Julius Alexander, president of the board of directors for ACE Weekend Academy, said flight is optional, and not a requirement for participants. He said not all youngsters want to become pilots. Some aspire to be air traffic controllers for the Federal Aviation Administration, he said.

Since Fambro wants to be a pilot, and eventually an astronaut, achieving the solo status will benefit her, said Alexander.

Though instructors at the academy are volunteers, they are compensated for flight instruction for accountability, he explained. "She is an outstanding student," said Alexander. "She is highly motivated."

Young Fambro said she has been with the academy for almost a year, and enjoys every minute of it. ACE is held every Saturday, she added. She has studied different aerospace topics. Exams or quizzes are given every week to test the knowledge of the participants, she explained.

Fambro said various guest speakers, such as members of the Air Force, also come to talk to participants, during lessons.

She also likes participating in field trips, which include college campus visits and conferences. Recently, she was selected to attend the "83rd Annual American Association of Airport Executives Conference and Exposition," hosted by the City of Atlanta and Hartsfield-Jackson Atlanta International Airport.

There, she learned about the various colleges that offer aviation careers, and the new technology available in the industry. "I had fun," she said, during an interview at her home. "I thought it was interesting."

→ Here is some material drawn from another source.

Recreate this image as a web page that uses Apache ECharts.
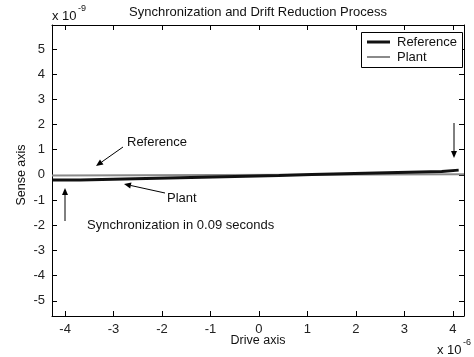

Nelson-Fambro said she informed herself about the academy and enrolled her three daughters in the interview process. Fambro was the only one accepted into the program, she said.

Her daughter took on a summer job in 2010, which paid for the enrollment costs of the program. "She worked the whole summer," said Nelson-Fambro. "She paid the tuition, uniform ... She paid everything."

The program is an extracurricular activity, on top of her academic responsibilities, said her mother. "She is all honors in [North Clayton High School], which is hard enough and [then] aviation on the weekends," she stressed.

She said her daughter will attend the Elite Scholars Academy Charter School, in Morrow. The school is competitive, and students only take honors and Advanced Placement classes.